The fastest transcript is wrong, and the right transcript is late.
Streaming partial transcripts let Companion react before the resident finishes a sentence — but early partials are guesses the model will revise. How we read them for turn and intent signals without ever acting on text that isn't settled yet.
When a resident speaks, the STT layer does not wait for silence to send us text. Over the same WebSocket the firmware uses for the realtime session, partial transcripts arrive while the words are still being spoken — I, then I want, then I want to call, then I want to call my daughter. These partials are the difference between a device that feels alive and one that waits a beat too long after every sentence. They are also, early in an utterance, frequently wrong. Treating them as if they were finals is the most common way to make a voice product feel erratic.
Partials are predictions, and predictions get revised
A streaming recognizer emits its best guess given the audio so far. Each new frame can change the most likely decoding of everything before it, because acoustic context resolves backward — I feel can become I fell once the next syllable lands, and those two transcripts route to completely different responses. We measure this directly: in our pilot logs, the first partial of an utterance disagrees with the eventual final transcript roughly 30–40% of the time, while a partial captured 300ms before end-of-speech matches the final around 90% of the time. Accuracy is a function of how much audio the partial has seen.
That curve is the whole design problem. Wait for the final and you have thrown away the entire reason to stream. Act on the first partial and you are acting on a coin flip. The accuracy of a partial is not a fixed property — it is a function of how far into the utterance you read it, and the engineering is about reading it at the right moment for the right purpose.
Read partials for shape before you read them for words
The unlock is that not every decision needs the exact words. Long before a partial is accurate enough to act on, it carries signals that are robust even while the specific tokens churn:
- Turn-taking. The arrival of any partial tells us the resident is still talking. Partials drying up — no update for a few hundred milliseconds while the audio also goes quiet — is a far better end-of-turn signal than silence alone, and it lets us close the turn earlier without clipping a thoughtful pause.
- Intent shape. Call / help / hurt / pain surface in partials early and stay stable even as proper nouns around them get rewritten. We can prime the response path on the shape of the request while the details are still settling.

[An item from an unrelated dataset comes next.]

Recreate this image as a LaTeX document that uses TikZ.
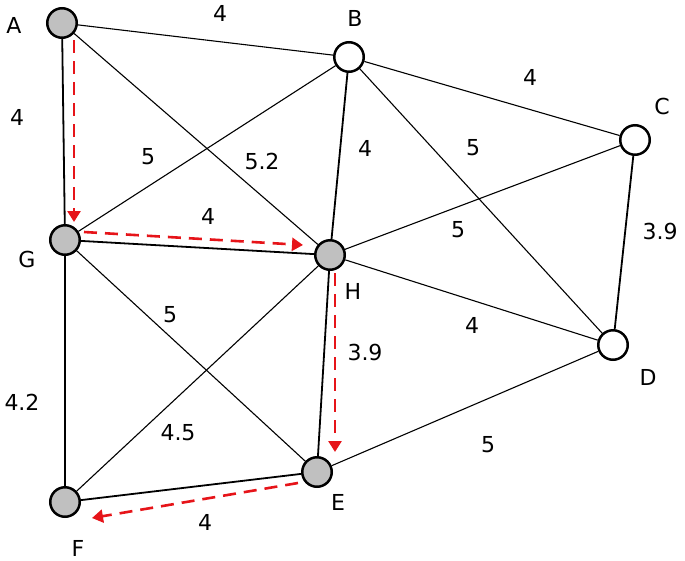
\documentclass[tikz,border=0pt]{standalone}
\usepackage{fontspec}
\setmainfont{DejaVu Sans}
\usetikzlibrary{arrows.meta}
\definecolor{nodegray}{RGB}{192,192,192}
\definecolor{pathred}{RGB}{230,20,25}
\begin{document}
\begin{tikzpicture}[x=1pt,y=-1pt,
  vtx/.style={circle,draw=black,line width=2.5pt,minimum size=29.5pt,inner sep=0pt},
  vg/.style={vtx,fill=nodegray},
  vw/.style={vtx,fill=white},
  lnk/.style={line width=1.1pt},
  lnkthick/.style={line width=1.8pt},
  lab/.style={font=\fontsize{22}{24}\selectfont,inner sep=0pt},
  redpath/.style={pathred,line width=2.6pt,dash pattern=on 13pt off 8pt,
    -{Triangle[length=11pt,width=13pt]}}
]
\useasboundingbox (0,0) rectangle (685,560);
% nodes
\node[vg] (A) at (62,23) {};
\node[vw] (B) at (349,57) {};
\node[vw] (C) at (635,140) {};
\node[vw] (D) at (613,345) {};
\node[vg] (G) at (65,240) {};
\node[vg] (H) at (330,255) {};
\node[vg] (E) at (317,472) {};
\node[vg] (F) at (65,502) {};
% edges
\draw[lnk] (A) -- (B);
\draw[lnkthick] (A) -- (G);
\draw[lnk] (A) -- (H);
\draw[lnk] (G) -- (B);
\draw[lnkthick] (B) -- (H);
\draw[lnk] (B) -- (C);
\draw[lnk] (B) -- (D);
\draw[lnk] (C) -- (H);
\draw[lnkthick] (C) -- (D);
\draw[lnkthick] (G) -- (H);
\draw[lnk] (G) -- (E);
\draw[lnkthick] (G) -- (F);
\draw[lnk] (H) -- (D);
\draw[lnk] (H) -- (F);
\draw[lnkthick] (H) -- (E);
\draw[lnk] (E) -- (D);
\draw[lnkthick] (F) -- (E);
% node names
\node[lab] (lA) at (14,25) {A};
\node[lab] (lB) at (355,18) {B};
\node[lab] (lC) at (662,106) {C};
\node[lab] (lD) at (648,377) {D};
\node[lab] (lG) at (27,259) {G};
\node[lab] (lH) at (353,291) {H};
\node[lab] (lE) at (338,502) {E};
\node[lab] (lF) at (78,548) {F};
% weights
\node[lab] (wAB) at (220,13) {4};
\node[lab] (wAG) at (17,117) {4};
\node[lab] (wBC) at (530,77) {4};
\node[lab] (wGB) at (148,157) {5};
\node[lab] (wAH) at (262,161) {5.2};
\node[lab] (wBH) at (365,148) {4};
\node[lab] (wBD) at (473,148) {5};
\node[lab] (wCD) at (660,231) {3.9};
\node[lab] (wGH) at (208,216) {4};
\node[lab] (wHC) at (458,230) {5};
\node[lab] (wGE) at (170,315) {5};
\node[lab] (wHD) at (472,325) {4};
\node[lab] (wHE) at (365,352) {3.9};
\node[lab] (wGF) at (22,402) {4.2};
\node[lab] (wFH) at (178,433) {4.5};
\node[lab] (wED) at (488,445) {5};
\node[lab] (wFE) at (205,522) {4};
% red path arrows
\draw[redpath] ([shift={(12,17)}]A.center) -- ([shift={(9,-18)}]G.center);
\draw[redpath] ([shift={(19,-8)}]G.center) -- ([shift={(-27,-10)}]H.center);
\draw[redpath] ([shift={(5,18)}]H.center) -- ([shift={(18,-20)}]E.center);
\draw[redpath] ([shift={(-19,11)}]E.center) -- ([shift={(27,16)}]F.center);
\end{tikzpicture}
\end{document}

- Confidence trajectory. A partial whose tokens stop changing as audio continues is converging; one that rewrites itself every update is not. The rate of revision is itself a signal about whether the text is safe to trust yet.
Acting only on what has earned it
So we run two clocks. One uses the volatile early partials purely for internal preparation — warming the model, biasing the decoder toward this resident's vocabulary, deciding whether the turn is ending — none of which is visible or irreversible if the text turns out wrong. The other waits for the part of the utterance that has stabilized before anything the resident can perceive happens: a spoken response, a logged event, a confirmation. We never speak a reply built on a partial that is still rewriting itself, because the cost of revising a guess we already acted on is a device that interrupts and contradicts itself.
Because Companion produces nurse-reviewed events rather than raw recordings, the bar for what we commit is high: a logged event has to reflect what the resident actually said, not the recognizer's first draft. Partials make the conversation feel immediate; finals — and the stable prefixes on the way to them — are what we are willing to stand behind.
The resident in 214B experiences a device that starts to respond on the rhythm of her sentence instead of after an awkward gap, and that never once acts on a word she didn't say. The early read makes it feel fast. The discipline about when to trust it makes it feel right.